What to produce
Write out again, word for word, the lines below from the line that holds "Emit a Python" through the line that holds "import pandas as pd", omitting pictures.

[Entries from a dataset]
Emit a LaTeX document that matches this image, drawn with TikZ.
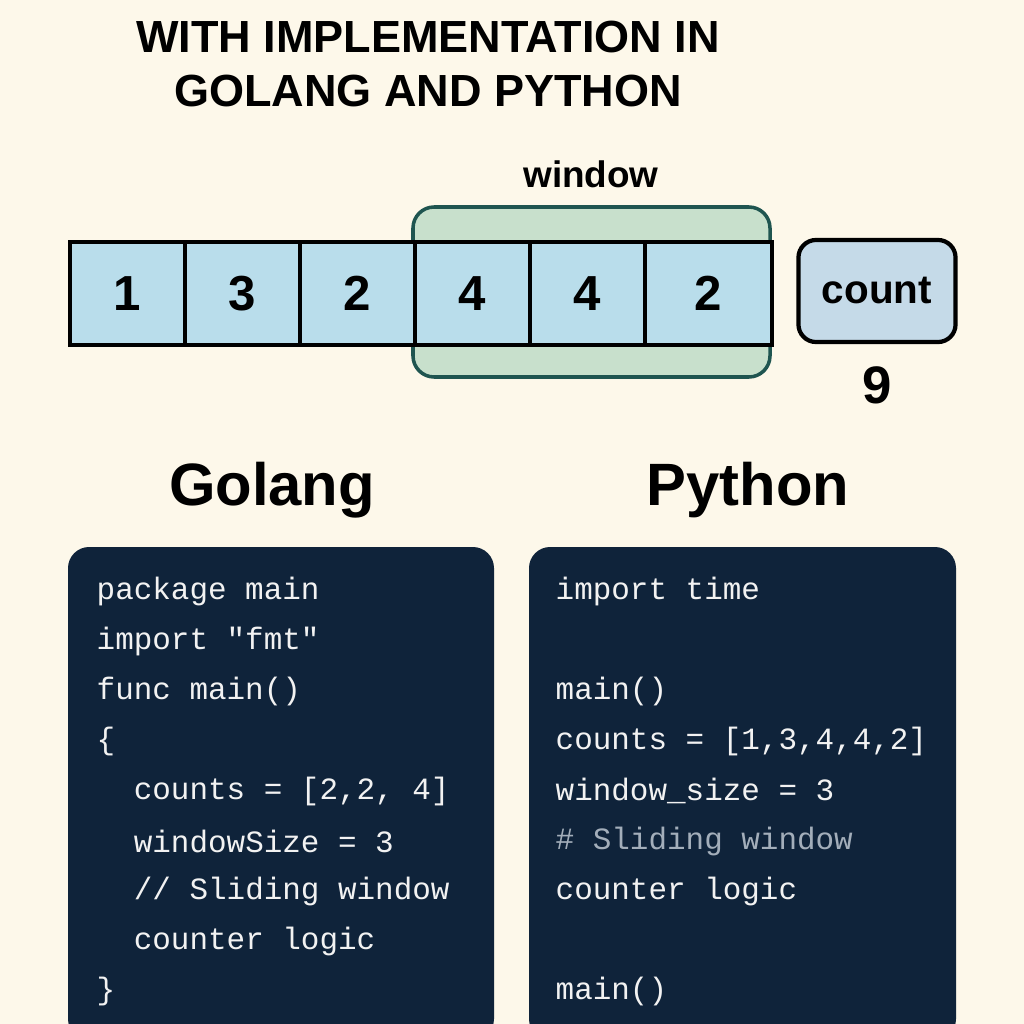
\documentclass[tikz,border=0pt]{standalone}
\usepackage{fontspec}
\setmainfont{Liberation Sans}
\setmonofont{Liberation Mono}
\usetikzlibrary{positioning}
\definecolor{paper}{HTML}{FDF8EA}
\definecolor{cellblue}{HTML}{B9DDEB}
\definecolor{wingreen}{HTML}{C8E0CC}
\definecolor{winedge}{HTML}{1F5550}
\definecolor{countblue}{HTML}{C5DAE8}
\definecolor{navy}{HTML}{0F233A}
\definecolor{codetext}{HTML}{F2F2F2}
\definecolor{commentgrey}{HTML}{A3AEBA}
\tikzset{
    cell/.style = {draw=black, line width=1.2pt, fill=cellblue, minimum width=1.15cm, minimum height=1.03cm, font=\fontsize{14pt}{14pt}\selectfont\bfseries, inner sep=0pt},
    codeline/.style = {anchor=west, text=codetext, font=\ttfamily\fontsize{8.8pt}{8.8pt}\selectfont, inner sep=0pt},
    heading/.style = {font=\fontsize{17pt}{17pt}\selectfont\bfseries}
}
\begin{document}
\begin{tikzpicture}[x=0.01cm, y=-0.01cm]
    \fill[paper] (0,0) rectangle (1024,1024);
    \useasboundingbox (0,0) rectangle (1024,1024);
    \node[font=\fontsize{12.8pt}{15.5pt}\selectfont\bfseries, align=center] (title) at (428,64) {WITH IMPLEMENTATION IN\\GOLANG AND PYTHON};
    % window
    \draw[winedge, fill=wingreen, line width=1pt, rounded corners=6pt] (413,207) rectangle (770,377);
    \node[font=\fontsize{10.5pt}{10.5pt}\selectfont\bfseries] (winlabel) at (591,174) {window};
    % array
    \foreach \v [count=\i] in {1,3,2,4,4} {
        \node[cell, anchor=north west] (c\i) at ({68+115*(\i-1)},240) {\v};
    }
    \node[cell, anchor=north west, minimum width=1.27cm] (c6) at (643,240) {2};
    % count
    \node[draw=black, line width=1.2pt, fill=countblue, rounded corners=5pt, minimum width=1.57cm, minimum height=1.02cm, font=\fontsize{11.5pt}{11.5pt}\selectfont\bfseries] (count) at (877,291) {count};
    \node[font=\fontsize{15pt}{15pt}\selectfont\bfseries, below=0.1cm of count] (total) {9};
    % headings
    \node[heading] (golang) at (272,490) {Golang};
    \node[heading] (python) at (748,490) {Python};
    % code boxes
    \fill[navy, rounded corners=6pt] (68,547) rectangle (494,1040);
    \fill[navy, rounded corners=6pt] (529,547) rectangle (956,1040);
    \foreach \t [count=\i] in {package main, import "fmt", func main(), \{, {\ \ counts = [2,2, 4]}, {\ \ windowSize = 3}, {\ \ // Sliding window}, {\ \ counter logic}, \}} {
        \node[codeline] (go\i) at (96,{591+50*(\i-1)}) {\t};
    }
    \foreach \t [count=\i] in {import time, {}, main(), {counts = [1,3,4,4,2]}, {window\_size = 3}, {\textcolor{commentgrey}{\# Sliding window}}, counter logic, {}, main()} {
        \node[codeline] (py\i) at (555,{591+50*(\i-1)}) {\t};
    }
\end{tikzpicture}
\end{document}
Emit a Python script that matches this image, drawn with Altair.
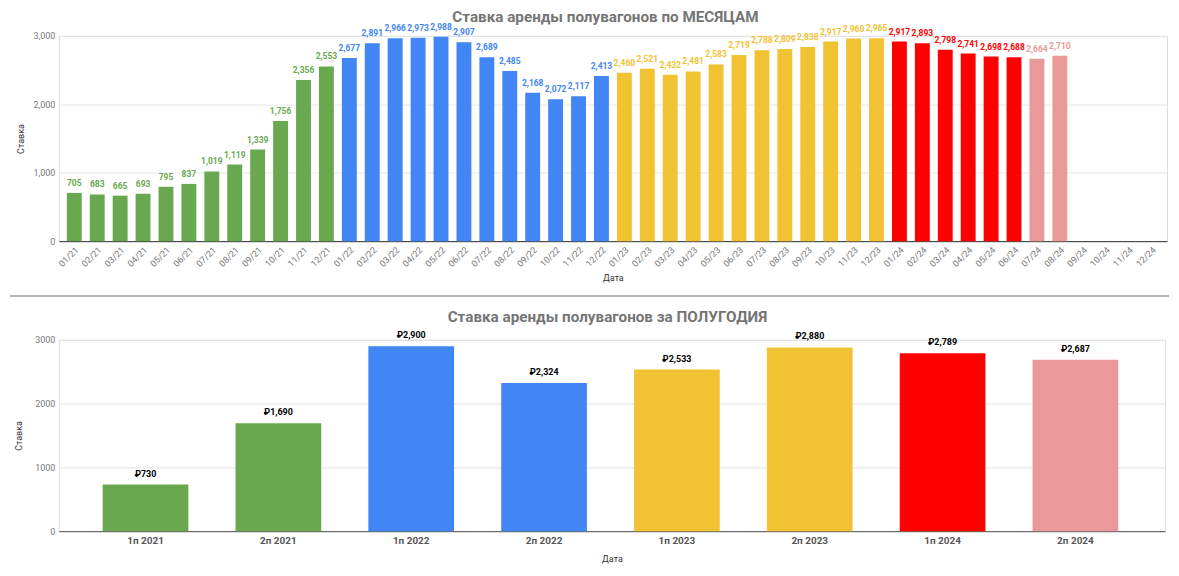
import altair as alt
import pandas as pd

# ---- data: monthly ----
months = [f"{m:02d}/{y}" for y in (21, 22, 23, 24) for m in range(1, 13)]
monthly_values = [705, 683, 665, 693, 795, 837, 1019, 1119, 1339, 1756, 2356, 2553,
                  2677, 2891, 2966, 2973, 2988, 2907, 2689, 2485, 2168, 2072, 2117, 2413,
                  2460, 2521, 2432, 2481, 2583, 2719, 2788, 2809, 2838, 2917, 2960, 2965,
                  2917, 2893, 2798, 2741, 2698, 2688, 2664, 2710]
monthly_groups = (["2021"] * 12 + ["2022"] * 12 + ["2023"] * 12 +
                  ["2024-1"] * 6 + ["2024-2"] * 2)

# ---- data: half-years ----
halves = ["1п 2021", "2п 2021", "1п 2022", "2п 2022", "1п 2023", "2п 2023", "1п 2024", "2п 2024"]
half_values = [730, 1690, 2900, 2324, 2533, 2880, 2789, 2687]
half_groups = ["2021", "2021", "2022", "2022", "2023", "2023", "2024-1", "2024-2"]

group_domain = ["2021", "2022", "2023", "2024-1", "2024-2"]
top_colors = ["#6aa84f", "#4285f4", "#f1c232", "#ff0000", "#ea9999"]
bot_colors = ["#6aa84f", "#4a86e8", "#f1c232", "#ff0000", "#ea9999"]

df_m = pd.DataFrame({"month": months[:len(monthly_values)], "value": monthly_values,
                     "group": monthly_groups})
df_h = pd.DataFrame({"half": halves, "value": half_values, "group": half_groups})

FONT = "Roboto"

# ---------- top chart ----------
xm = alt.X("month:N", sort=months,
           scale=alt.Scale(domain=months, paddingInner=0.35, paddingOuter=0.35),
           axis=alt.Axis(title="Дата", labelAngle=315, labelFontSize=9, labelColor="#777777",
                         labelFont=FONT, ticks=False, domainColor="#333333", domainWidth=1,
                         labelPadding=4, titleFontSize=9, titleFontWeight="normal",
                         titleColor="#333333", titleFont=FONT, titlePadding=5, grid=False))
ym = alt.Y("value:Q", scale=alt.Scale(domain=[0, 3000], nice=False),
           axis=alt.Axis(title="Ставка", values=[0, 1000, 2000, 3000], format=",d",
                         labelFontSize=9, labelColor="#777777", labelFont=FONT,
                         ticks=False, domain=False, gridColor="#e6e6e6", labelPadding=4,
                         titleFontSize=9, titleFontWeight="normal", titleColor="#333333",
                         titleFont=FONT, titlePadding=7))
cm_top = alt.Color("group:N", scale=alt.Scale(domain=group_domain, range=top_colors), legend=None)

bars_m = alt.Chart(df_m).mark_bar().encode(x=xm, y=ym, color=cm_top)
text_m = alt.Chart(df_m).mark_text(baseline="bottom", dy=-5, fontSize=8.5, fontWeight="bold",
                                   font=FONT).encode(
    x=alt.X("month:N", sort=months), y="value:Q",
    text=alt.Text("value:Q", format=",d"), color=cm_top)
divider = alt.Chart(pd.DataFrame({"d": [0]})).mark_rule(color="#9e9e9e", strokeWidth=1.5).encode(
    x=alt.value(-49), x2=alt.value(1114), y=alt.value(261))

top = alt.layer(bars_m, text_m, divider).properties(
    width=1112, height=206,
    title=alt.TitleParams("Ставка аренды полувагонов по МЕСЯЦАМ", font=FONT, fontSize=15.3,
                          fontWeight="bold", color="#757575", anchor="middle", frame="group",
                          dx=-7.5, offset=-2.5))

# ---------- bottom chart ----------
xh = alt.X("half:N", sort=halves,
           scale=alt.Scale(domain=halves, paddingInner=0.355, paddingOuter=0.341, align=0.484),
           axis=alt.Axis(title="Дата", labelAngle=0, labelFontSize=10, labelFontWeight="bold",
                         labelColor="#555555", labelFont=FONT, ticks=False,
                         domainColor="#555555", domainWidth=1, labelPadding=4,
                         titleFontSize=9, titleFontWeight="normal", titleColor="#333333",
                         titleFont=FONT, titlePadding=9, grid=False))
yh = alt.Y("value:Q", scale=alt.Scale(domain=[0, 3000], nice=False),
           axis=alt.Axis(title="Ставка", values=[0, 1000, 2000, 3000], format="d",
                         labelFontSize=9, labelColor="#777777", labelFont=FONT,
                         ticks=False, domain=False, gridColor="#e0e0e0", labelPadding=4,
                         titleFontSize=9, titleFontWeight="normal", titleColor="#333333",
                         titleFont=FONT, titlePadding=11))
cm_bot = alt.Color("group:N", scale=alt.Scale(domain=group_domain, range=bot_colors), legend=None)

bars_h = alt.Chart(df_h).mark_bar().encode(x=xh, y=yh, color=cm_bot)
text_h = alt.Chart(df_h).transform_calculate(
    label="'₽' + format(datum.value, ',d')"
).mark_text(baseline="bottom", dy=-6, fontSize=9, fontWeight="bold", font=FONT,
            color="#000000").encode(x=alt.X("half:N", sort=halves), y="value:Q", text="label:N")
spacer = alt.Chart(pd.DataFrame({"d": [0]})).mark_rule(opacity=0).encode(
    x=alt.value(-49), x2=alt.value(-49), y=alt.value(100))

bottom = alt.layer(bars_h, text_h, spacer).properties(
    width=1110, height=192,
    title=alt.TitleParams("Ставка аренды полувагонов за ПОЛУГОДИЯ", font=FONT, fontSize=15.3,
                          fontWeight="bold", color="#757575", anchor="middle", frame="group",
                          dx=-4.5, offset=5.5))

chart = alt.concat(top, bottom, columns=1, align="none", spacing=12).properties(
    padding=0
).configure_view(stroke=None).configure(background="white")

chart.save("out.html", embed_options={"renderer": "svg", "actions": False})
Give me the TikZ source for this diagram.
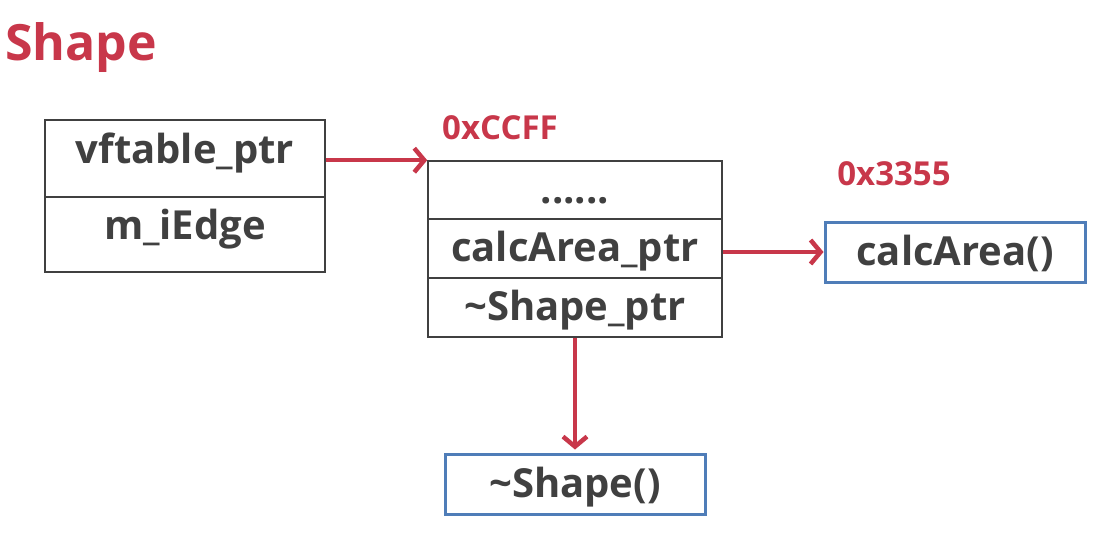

Task result
Emit a Python script that matches this image, drawn with Altair.
import altair as alt
import pandas as pd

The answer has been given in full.